# The beginning of my collection, new lightophile.



## pipes (Sep 28, 2014)

Well that's it. Ive got it, the addiction is confirmed. Here is my collection so far, and Im pretty stoked about it. Small collection thus far, but Im happy. I think the trouble would be to not go too fast too soon. Still a lot more to learn.

It doesn't look like it from this pic, just how it came out, but I did line up the backs with a box. The backs are all lined up so it shows the accurate length difference. Optical illusion at the rear, they are lined up.


----------



## Str8stroke (Sep 28, 2014)

Welcome to the forum & we are here to help! 

Read around here. There is tons of info and its fun to learn. You have a great start. So which of the three do you like the most? Which do you use the most? And of course why?

Sounds strange, but the lights I like the most, get used the least! Strange affliction we have!


----------



## pipes (Sep 28, 2014)

Ive had the streamlight about a month, the fenix about 2 weeks, and the nitecore came in today, a Sunday delivery by UPS.. I found that very interesting! I don't really use them that much right now, and to be honest they probably wont be used extremely often. The one I will most likely use most is the nitecore due to its rechargeability since I do not have a charger for the 18650 at the moment.


----------



## blah9 (Sep 29, 2014)

Awesome lights! I hope they give you many years of dependable service!


----------



## magellan (Oct 15, 2014)

Hi Pipes,

Those are great lights and a great start on your collection.
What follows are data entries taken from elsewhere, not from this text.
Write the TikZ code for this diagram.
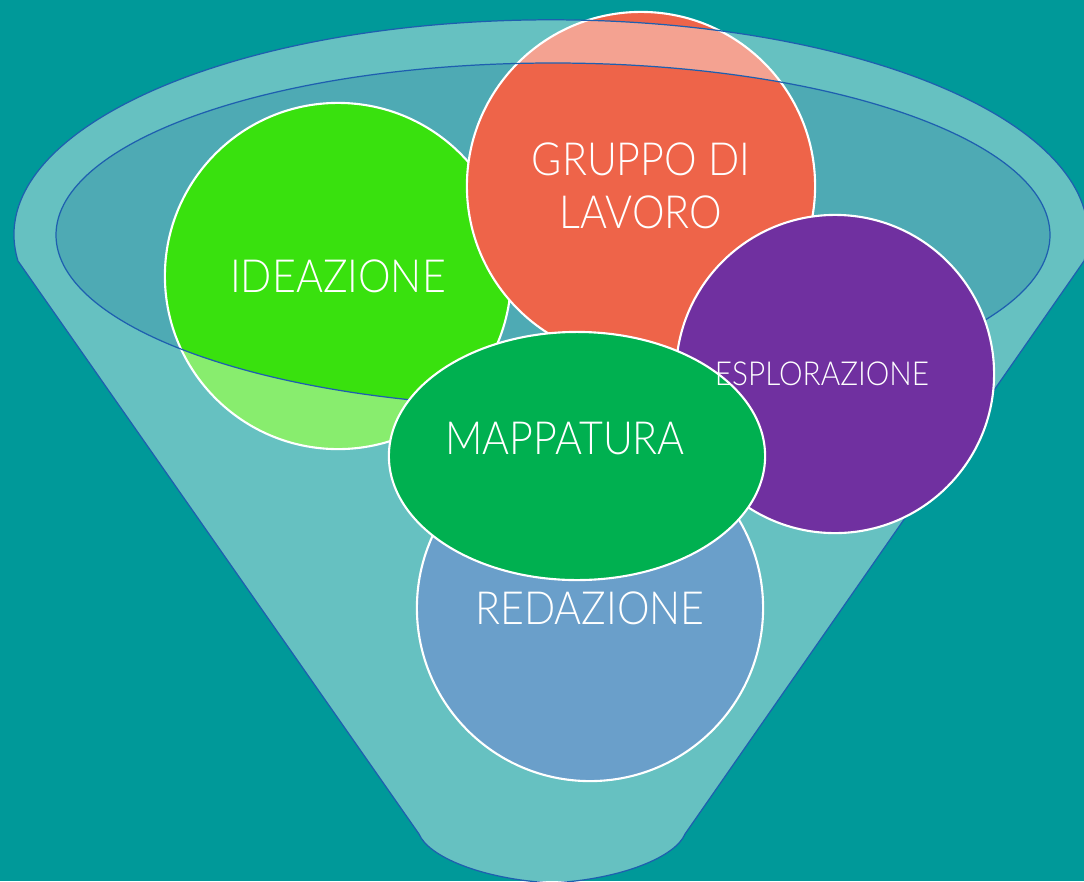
\documentclass[tikz,border=0pt]{standalone}
\usepackage{fontspec}
\newfontfamily\lf{Lato Light}[FakeStretch=0.9]
\usetikzlibrary{shapes.geometric,calc}
\definecolor{bgc}{RGB}{0,153,153}
\definecolor{innerc}{RGB}{78,170,180}
\definecolor{edgec}{RGB}{30,95,175}
\definecolor{ideac}{RGB}{57,225,14}
\definecolor{grupc}{RGB}{238,100,73}
\definecolor{esplc}{RGB}{112,48,160}
\definecolor{mapc}{RGB}{0,176,80}
\definecolor{redc}{RGB}{106,159,202}
\tikzset{
  bubble/.style={circle,draw=white,line width=0.6pt,inner sep=0pt},
  lbl/.style={text=white,font=\lf\fontsize{13}{15.1}\selectfont,align=center,inner sep=0pt},
  lblsmall/.style={text=white,font=\lf\fontsize{9.4}{11}\selectfont,align=center,inner sep=0pt},
  funnelline/.style={draw=edgec,line width=0.35pt}
}
\begin{document}
\begin{tikzpicture}[x=0.01cm,y=-0.01cm]
\useasboundingbox (0,0) rectangle (1084,881);
\fill[bgc] (0,0) rectangle (1084,881);
% inner ellipse of funnel mouth
\fill[innerc] (553,235) ellipse [x radius=497, y radius=172];
% circles beneath the funnel overlay
\node[bubble,fill=ideac,minimum size=3.46cm] (I) at (338,276) {};
\node[bubble,fill=grupc,minimum size=3.48cm] (G) at (641,186) {};
% funnel body (translucent white), excluding inner ellipse
\coordinate (jl) at (18,261);
\coordinate (jr) at (1084,261);
\coordinate (bl) at (419,834);
\coordinate (br) at (685,834);
\coordinate (bm) at (552,883);
\fill[white,fill opacity=0.4,even odd rule]
  (jl) arc[start angle=173, end angle=367, x radius=537, y radius=215]
  -- (br) .. controls (676,856) and (624,879) .. (bm)
  .. controls (480,879) and (428,856) .. (bl) -- cycle
  (553,235) ellipse [x radius=497, y radius=172];
\draw[funnelline]
  (jl) arc[start angle=173, end angle=367, x radius=537, y radius=215]
  -- (br) .. controls (676,856) and (624,879) .. (bm)
  .. controls (480,879) and (428,856) .. (bl) -- cycle;
\draw[funnelline] (553,235) ellipse [x radius=497, y radius=172];
% circles above the funnel
\node[bubble,fill=esplc,minimum size=3.18cm] (E) at (835,374) {};
\node[bubble,fill=redc,minimum size=3.46cm] (R) at (590,608) {};
\node[bubble,ellipse,fill=mapc,minimum width=3.76cm,minimum height=2.48cm] (M) at (577,456) {};
% labels
\node[lbl] (tI) at (I.center) {IDEAZIONE};
\node[lbl] (tG) at (G.center) {GRUPPO DI\\LAVORO};
\node[lblsmall] (tE) at ($(E.center)+(-13,0)$) {ESPLORAZIONE};
\node[lbl] (tM) at ($(M.center)+(-12,-17)$) {MAPPATURA};
\node[lbl] (tR) at (R.center) {REDAZIONE};
\end{tikzpicture}
\end{document}
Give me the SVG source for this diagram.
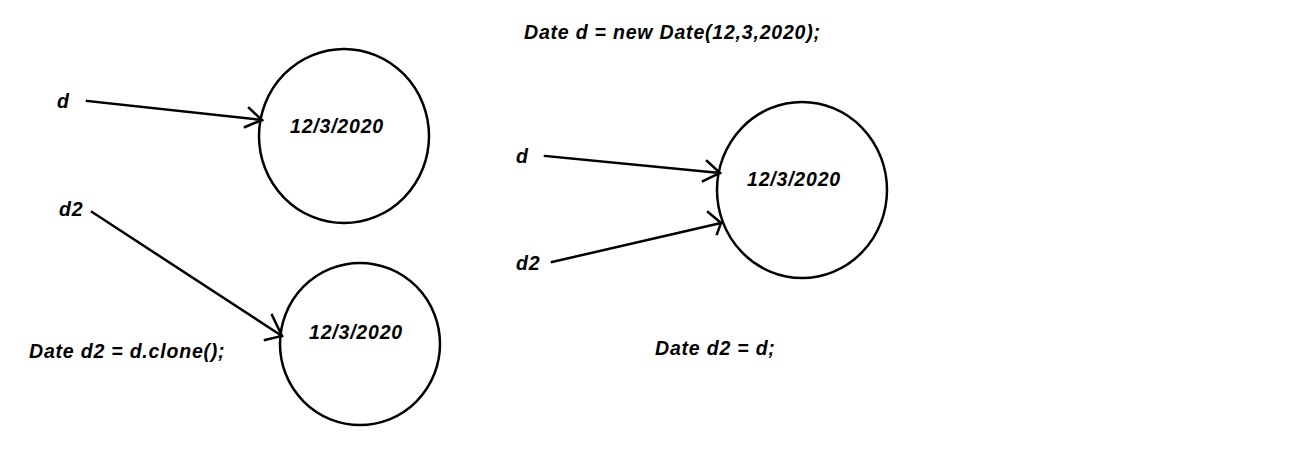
<svg xmlns="http://www.w3.org/2000/svg" width="1297" height="454" viewBox="0 0 1297 454">
<style>
text{font-family:"Liberation Sans",Arial,sans-serif;font-weight:bold;font-style:italic;font-size:19.5px;letter-spacing:0.8px;fill:#000}
.c{fill:none;stroke:#000;stroke-width:2.5}
.l{fill:none;stroke:#000;stroke-width:2.5;stroke-linecap:square}
</style>
<rect width="1297" height="454" fill="#fff"/>
<g id="node-obj1"><ellipse class="c" cx="344" cy="136" rx="85" ry="87"/><text x="290" y="133">12/3/2020</text></g>
<g id="node-obj2"><ellipse class="c" cx="360" cy="344" rx="80" ry="81"/><text x="309" y="339">12/3/2020</text></g>
<g id="node-obj3"><ellipse class="c" cx="802" cy="190" rx="85" ry="88"/><text x="747" y="186">12/3/2020</text></g>
<g id="labels">
<text x="57" y="108">d</text>
<text x="59" y="216">d2</text>
<text x="29" y="358">Date d2 = d.clone();</text>
<text x="524" y="39">Date d = new Date(12,3,2020);</text>
<text x="516" y="163">d</text>
<text x="516" y="270">d2</text>
<text x="655" y="355">Date d2 = d;</text>
</g>
<g id="connectors">
<path class="l" d="M87 101 L262 120 M249 108 L262 120 L245 127"/>
<path class="l" d="M92 212 L282 336 M272 315 L282 336 L265 340"/>
<path class="l" d="M545 156 L720 173 M707 161 L720 173 L703 181"/>
<path class="l" d="M552 262 L721 223 M708 212 L721 223 L717 234"/>
</g>
</svg>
I'm relatively new to the CPF but not to collecting, as I go back to the original Maglites 40 years ago.

My personal advice is to figure out what kind of light you like and concentrate on building up a collection on that. For me it's small custom and production miniature and "pocket" lights (i.e., smaller than AA in alkaline or NiMH or CR123A in lithium ion--such as AAA and CR2, 14250, 10180, 10280, lights, etc.). For others it might be Surefires, tactical lights, big throwers, or whatever. 
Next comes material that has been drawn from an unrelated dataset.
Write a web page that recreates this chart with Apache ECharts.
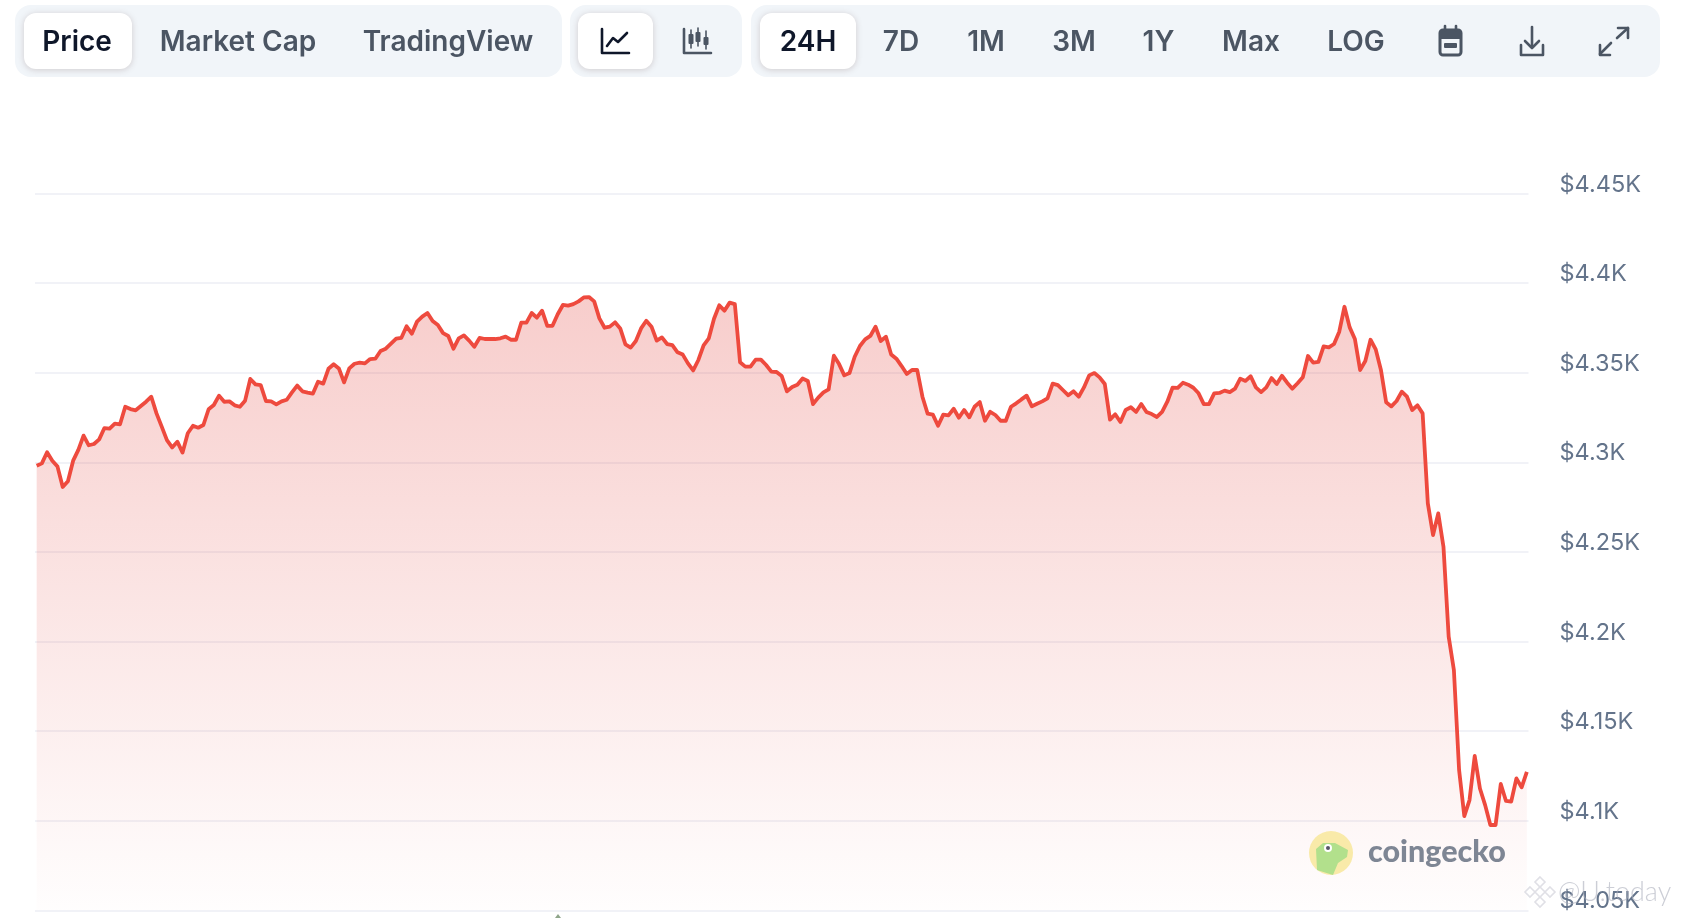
<!DOCTYPE html>
<html>
<head>
<meta charset="utf-8">
<title>ETH price 24H</title>
<script src="https://cdn.jsdelivr.net/npm/echarts@6/dist/echarts.min.js"></script>
<style>
html,body{margin:0;padding:0;background:#fff;}
#main{width:1682px;height:918px;}
</style>
</head>
<body>
<div id="main"></div>
<script>
// price in USD, one reading every 5 minutes over the last 24 hours
var stepMinutes = 5;
var prices = [
4298.1,4299.4,4305.6,4300.9,4297.6,4286.2,4289.4,4300.9,4306.9,4314.9,
4309.5,4310.2,4312.8,4319.1,4318.8,4321.6,4321.2,4331.0,4329.7,4329.0,
4331.4,4333.8,4336.6,4327.3,4319.9,4312.4,4308.3,4311.5,4305.4,4316.2,
4320.4,4319.3,4320.8,4329.6,4332.0,4337.2,4333.8,4334.0,4331.8,4331.0,
4334.4,4346.5,4343.5,4343.1,4334.2,4334.0,4332.3,4334.0,4334.9,4339.0,
4342.8,4339.6,4338.9,4338.3,4345.0,4343.9,4352.2,4354.7,4352.4,4344.6,
4352.4,4355.0,4355.6,4355.2,4357.6,4357.8,4362.1,4363.4,4366.2,4369.0,
4369.5,4375.9,4371.8,4378.5,4381.3,4383.3,4378.8,4376.6,4372.1,4370.5,
4363.4,4369.2,4370.8,4367.9,4364.5,4369.4,4368.8,4368.8,4368.8,4369.2,
4370.1,4368.4,4368.4,4377.9,4377.9,4383.3,4380.7,4384.6,4376.1,4376.2,
4382.6,4387.8,4387.4,4388.3,4389.8,4392.0,4392.2,4389.8,4380.3,4375.1,
4375.7,4378.1,4374.7,4365.8,4364.0,4367.7,4374.7,4379.0,4375.7,4367.9,
4369.7,4366.0,4365.4,4361.4,4360.1,4355.2,4351.3,4357.1,4365.3,4369.2,
4380.1,4387.6,4384.6,4389.1,4388.3,4355.8,4353.4,4353.4,4357.3,4357.3,
4354.3,4350.6,4350.4,4348.1,4339.6,4342.0,4343.3,4346.8,4345.4,4332.5,
4336.1,4339.0,4340.7,4359.5,4354.8,4348.5,4349.8,4358.9,4364.9,4368.6,
4370.5,4375.7,4367.7,4370.1,4360.2,4357.8,4353.7,4349.3,4351.5,4351.5,
4336.6,4327.1,4326.6,4320.4,4326.6,4326.2,4329.9,4324.9,4329.2,4325.1,
4331.0,4333.6,4323.2,4328.2,4326.4,4323.2,4323.2,4331.0,4332.9,4335.1,
4337.2,4331.2,4332.7,4334.0,4335.7,4343.9,4343.1,4340.2,4337.4,4339.6,
4336.6,4341.8,4348.5,4349.8,4347.4,4343.7,4323.8,4326.8,4322.5,4329.2,
4330.7,4328.1,4332.5,4328.1,4326.9,4325.3,4328.1,4333.8,4341.6,4341.5,
4344.4,4343.3,4341.6,4338.5,4332.5,4332.5,4338.5,4338.7,4340.0,4339.2,
4341.1,4346.7,4345.4,4348.0,4341.8,4339.2,4341.8,4347.0,4343.7,4348.3,
4344.4,4341.1,4344.1,4347.4,4359.3,4355.6,4356.0,4364.7,4364.1,4366.0,
4372.9,4386.8,4375.3,4368.8,4351.5,4356.5,4368.4,4363.0,4351.5,4333.5,
4331.2,4334.2,4339.4,4336.6,4329.2,4331.8,4327.3,4277.1,4259.4,4271.5,
4252.9,4202.7,4184.1,4128.3,4102.6,4111.5,4136.1,4118.0,4108.7,4097.6,
4097.6,4120.5,4111.0,4110.6,4123.6,4118.6,4127.3
];
var yMin = 4050;
var yMax = 4450;
var yStep = 50;

var tabLabels = ['Price','Market Cap','TradingView'];
var tabCenters = [77,238,448];
var rangeLabels = ['24H','7D','1M','3M','1Y','Max','LOG'];
var rangeCenters = [808,901,986,1074,1158.5,1251,1356];

var textFont = 'Inter, "Noto Sans", sans-serif';
var activeColor = '#0f172a';
var idleColor = '#4b5563';
var barY = 42.5;

function panel(x,w){
	return {type:'rect',shape:{x:x,y:5,width:w,height:72,r:16},style:{fill:'#f1f5f9'}};
}
function pill(x,w){
	return {type:'rect',z:2,shape:{x:x,y:13,width:w,height:56,r:12},
		style:{fill:'#fff',shadowBlur:6,shadowColor:'rgba(90,60,60,0.22)',shadowOffsetY:1}};
}
function barText(txt,cx,color){
	return {type:'text',z:3,x:cx,y:barY,
		style:{text:txt,font:'600 28px '+textFont,fill:color,align:'center',verticalAlign:'middle'}};
}
function icon(points,color,w){
	return {type:'polyline',z:3,shape:{points:points},
		style:{stroke:color,lineWidth:w||2.6,fill:null,lineCap:'round',lineJoin:'round'}};
}
function box(x,y,w,h,color){
	return {type:'rect',z:3,shape:{x:x,y:y,width:w,height:h,r:1},style:{fill:color}};
}
function diamond(cx,cy,r){
	return {type:'polygon',z:20,shape:{points:[[cx,cy-r],[cx+r,cy],[cx,cy+r],[cx-r,cy]]},
		style:{fill:'rgba(255,255,255,0.5)',stroke:'#e0e0e6',lineWidth:1.6}};
}

// toolbar across the top, drawn as graphic elements
function toolbar(){
	var g = [panel(15,547),panel(570,172),panel(751,909),pill(24,108),pill(578,75),pill(760,96)];
	tabLabels.forEach(function(t,i){
		g.push(barText(t,tabCenters[i],i==0?activeColor:idleColor));
	});
	rangeLabels.forEach(function(t,i){
		g.push(barText(t,rangeCenters[i],i==0?activeColor:idleColor));
	});
	// line chart icon
	g.push(icon([[602,29],[602,53],[629,53]],activeColor));
	g.push(icon([[607,46],[613,38],[618,42],[627,33]],activeColor));
	// candle icon
	g.push(icon([[684,29],[684,53],[711,53]],idleColor));
	g.push(icon([[691,30],[691,48]],idleColor,1.6));
	g.push(box(688.5,34,5,10,idleColor));
	g.push(icon([[698,28],[698,46]],idleColor,1.6));
	g.push(box(695.5,32,5,10,idleColor));
	g.push(icon([[706,31],[706,49]],idleColor,1.6));
	g.push(box(703.5,37,5,8,idleColor));
	// calendar
	g.push({type:'rect',z:3,shape:{x:1440,y:30,width:21,height:25,r:3},style:{fill:'#f1f5f9',stroke:idleColor,lineWidth:3}});
	g.push(box(1440,30,21,9,idleColor));
	g.push(box(1444,43,13,5,idleColor));
	g.push(icon([[1445,26],[1445,30]],idleColor));
	g.push(icon([[1456,26],[1456,30]],idleColor));
	// download
	g.push(icon([[1532,27],[1532,47]],idleColor));
	g.push(icon([[1525,41],[1532,48],[1539,41]],idleColor));
	g.push(icon([[1521,45],[1521,55],[1543,55],[1543,45]],idleColor));
	// expand
	g.push(icon([[1600,54],[1611,43]],idleColor));
	g.push(icon([[1600,45],[1600,55],[1610,55]],idleColor));
	g.push(icon([[1617,38],[1628,28]],idleColor));
	g.push(icon([[1618,28],[1628,28],[1628,38]],idleColor));
	return g;
}

// coingecko mark bottom right
function geckoMark(){
	return [
		{type:'circle',z:10,shape:{cx:1331,cy:853,r:22},style:{fill:'#f9eaa9'}},
		{type:'polygon',z:10,shape:{points:[[1317,870],[1316,849],[1323,843],[1335,843],[1348,850],[1347,857],[1338,863],[1333,875]]},
			style:{fill:'#b2e08c'}},
		{type:'circle',z:10,shape:{cx:1328,cy:848,r:4},style:{fill:'#fff'}},
		{type:'circle',z:10,shape:{cx:1328,cy:848,r:2},style:{fill:'#556'}},
		{type:'text',z:10,x:1368,y:852,
			style:{text:'coingecko',font:'900 30.5px Lato, "Open Sans", sans-serif',fill:'#7e8694',align:'left',verticalAlign:'middle'}}
	];
}

// faint u.today watermark over the last tick label
function watermark(){
	return [
		diamond(1540,882,5),diamond(1540,902,5),diamond(1530,892,5),diamond(1550,892,5),diamond(1540,892,5),
		{type:'text',z:20,x:1558,y:892,
			style:{text:'@U.today',font:'300 27px Lato, sans-serif',fill:'rgba(170,173,186,0.6)',align:'left',verticalAlign:'middle'}},
		// cropped tick peeking in at the bottom edge
		{type:'polygon',z:5,shape:{points:[[558,914],[555,918],[561,918]]},style:{fill:'#8fa58a'}}
	];
}

var lineData = prices.map(function(p,i){ return [i*stepMinutes,p]; });

var chart = echarts.init(document.getElementById('main'),null,{renderer:'canvas'});
var option = {
	animation:false,
	backgroundColor:'#fff',
	grid:{left:35,right:153.5,top:193.5,bottom:7.7,outerBoundsMode:'none'},
	xAxis:{
		type:'value',
		min:-1.6,
		max:1431.6,
		show:false
	},
	yAxis:{
		type:'value',
		position:'right',
		min:yMin,
		max:yMax,
		interval:yStep,
		axisLine:{show:false},
		axisTick:{show:false},
		axisLabel:{
			margin:31,
			color:'#64748b',
			fontSize:23.5,
			fontFamily:textFont,
			verticalAlign:'bottom',
			lineHeight:18,
			formatter:function(v){ return '$'+(v/1000)+'K'; }
		},
		splitLine:{show:true,lineStyle:{color:'#eceef4',width:1.5}}
	},
	series:[{
		type:'line',
		data:lineData,
		showSymbol:false,
		smooth:false,
		lineStyle:{color:'#ee4a3e',width:3.8,join:'round'},
		areaStyle:{
			origin:'start',
			color:new echarts.graphic.LinearGradient(0,0,0,1,[
				{offset:0,color:'rgba(226,62,56,0.37)'},
				{offset:1,color:'rgba(226,62,56,0.01)'}
			])
		}
	}],
	graphic:{elements:toolbar().concat(geckoMark()).concat(watermark())}
};
chart.setOption(option);
window.onresize = chart.resize;
</script>
</body>
</html>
For example a recent casual search I did on CR123A and RCR123A lights turned up over 90 different lights. There's so much out there now that you can't collect everything unless you have a practically unlimited budget (which some members here just about have). But I have a focus area I like and then I "sample" the other categories. That works for me and ensures I remain married and am only spending tens of thousands of dollars and not hundreds of thousands. What can I say. It's better than getting into drugs or expensive hookers.


----------



## greenadam29 (Jan 15, 2015)

I just got into the hobby myself. Really want to get into the smaller lights as well. Have a Ready Made prometheus with a shorty tube for 18350. Looking to score something much more extravagant soon! The cost of a hobby like this is not too bad. To me its like comparing one new light to two nights of clubbing in the city. For me a balance of the two must be made


----------